MARINA Landscape Inc.

It’s not unusual for a 16 year old to start a small business to pick up some extra money, but for that small business to grow into a $40 million company is something else entirely. That’s essentially the story of California’s MARINA Landscape Inc., and it’s a testament not only to the resolve and business sense of its founders, but also its ability to change with the times. 

Vice President Steve Guise says the company was founded in 1971 by Bob Cowan and his two brothers, the youngest of whom was 12 at the time. Originally, the brothers mowed lawns to supplement their family’s income, but within a few years, they had taken on some big customers and found themselves with a real business on their hands. “At that time, you had 16- and 17-year-old boys managing 50-year-old men,” Guise says. 

In time, the Cowan brothers added construction and tree maintenance services to their repertoire, continuing to rack up bigger and bigger customers until reaching its current status as one of southern California’s leading landscape contractors. Guise says MARINA is the 17th-largest landscape contractor in the nation, bringing in approximately $40 million in annual revenues and working throughout the Southwest. 

The company’s services today include landscape construction, maintenance, architecture and erosion control; site development; sports field cons­truction; and water management. 

Guise says that although the economy has made the landscaping business extremely competitive at the moment, MARINA has shown it has the expertise, reputation and breadth of services to help it survive. At a time in which some contractors are willing to cut a bid by as much as 20 percent lower than usual to get work, MARINA relies on its strong position and quality services to make it. 

Standing Alone

MARINA stands apart from other landscape contractors because it brings things to the table that others can’t, Guise says. First and foremost, he says, is the company’s reputation for quality. “I like to say that we complete the jobs on time and on budget,” he says. 

This can be attributed in large part to the level of experience within the company’s ranks. Guise says the average tenure of one of its construction employees is 15 years, and the company tries to assign them the same type of work on a regular basis. “We know where to start and where to finish,” he says. “That makes us very competitive because we’re very productive.” 

MARINA also owns its own equipment, which Guise says makes it easier for the company to respond quickly to customers’ requests because it doesn’t have to worry about procurement. For example, he cites a recent example where the company sent 50 trucks to complete a project on time that one of its competitors was falling behind on. “That’s something a lot of companies can’t do these days,” he says. 

The company has an additional edge when it comes to architecture and design/build work because it has its own architects on staff. Guise says this is a very rare situation for the landscaping industry. “From a design/build standpoint, that puts us in a market all by ourselves,” he says. 
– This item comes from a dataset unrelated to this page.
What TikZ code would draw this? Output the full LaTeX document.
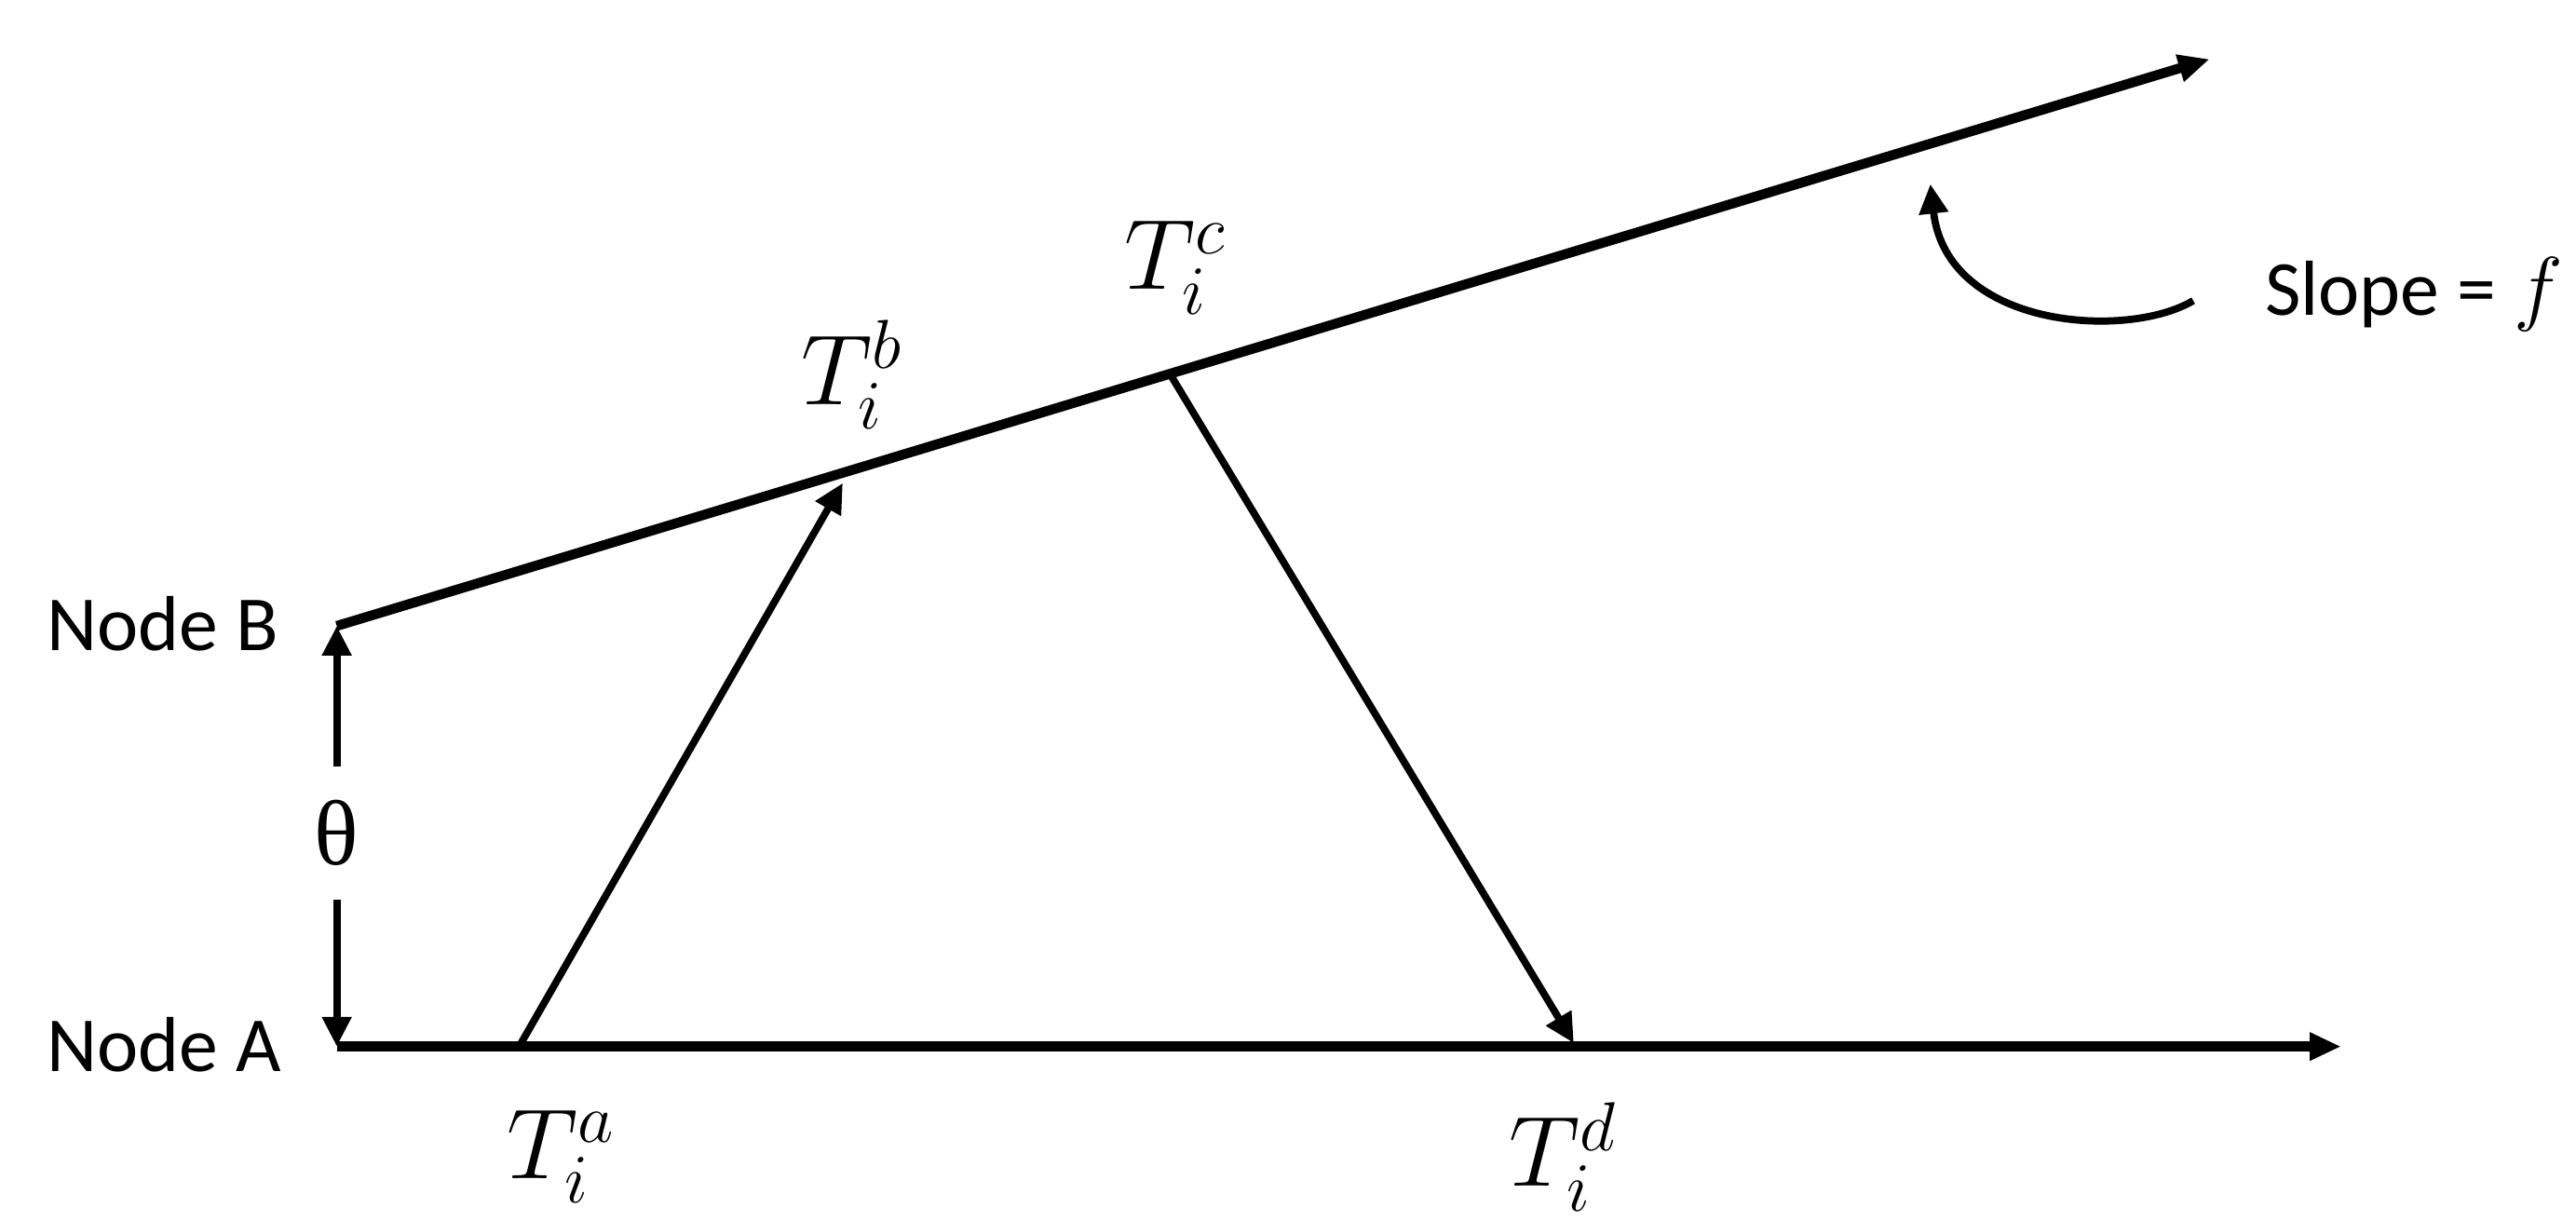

Keeping its operations streamlined and efficient is especially important for MARINA these days, and Guise says the company strives to be conservative with its overhead as well as take some innovative steps. 

For example, he says, the company recently switched to a paperless estimation system. MARINA also cross-trains its employees to handle multiple duties within the company’s office for greater flexibility. 

Tighter Conditions

The recession put a bit of a squeeze on the company, especially when it came to its landscape construction work. Nearly 20 percent of MARINA’s work in that area was for new housing construction, which has comp­letely flattened out, thanks to the mortgage crisis. However, Guise says the company has adjusted by putting more of its efforts into maintenance of existing properties, such as for homeowners’ associations. “That cash flow really helps the company stay afloat,” Guise says. 

In response to the recession, MARINA also is working to find new areas for work. Guise says the company has added a number of salespeople to its erosion control segment to drum up new business there, and has expanded its construction services beyond its traditional southern California stomping grounds. Additionally, the public sector continues to present a healthy amount of work, thanks to federal investment in highway projects. 

“The recession will end and housing markets in California will rise, and for the industry, we’re all just trying to stay afloat and keep our people working,” Guise says, adding that due to MARINA’s diversification, he expects to keep busy for a while.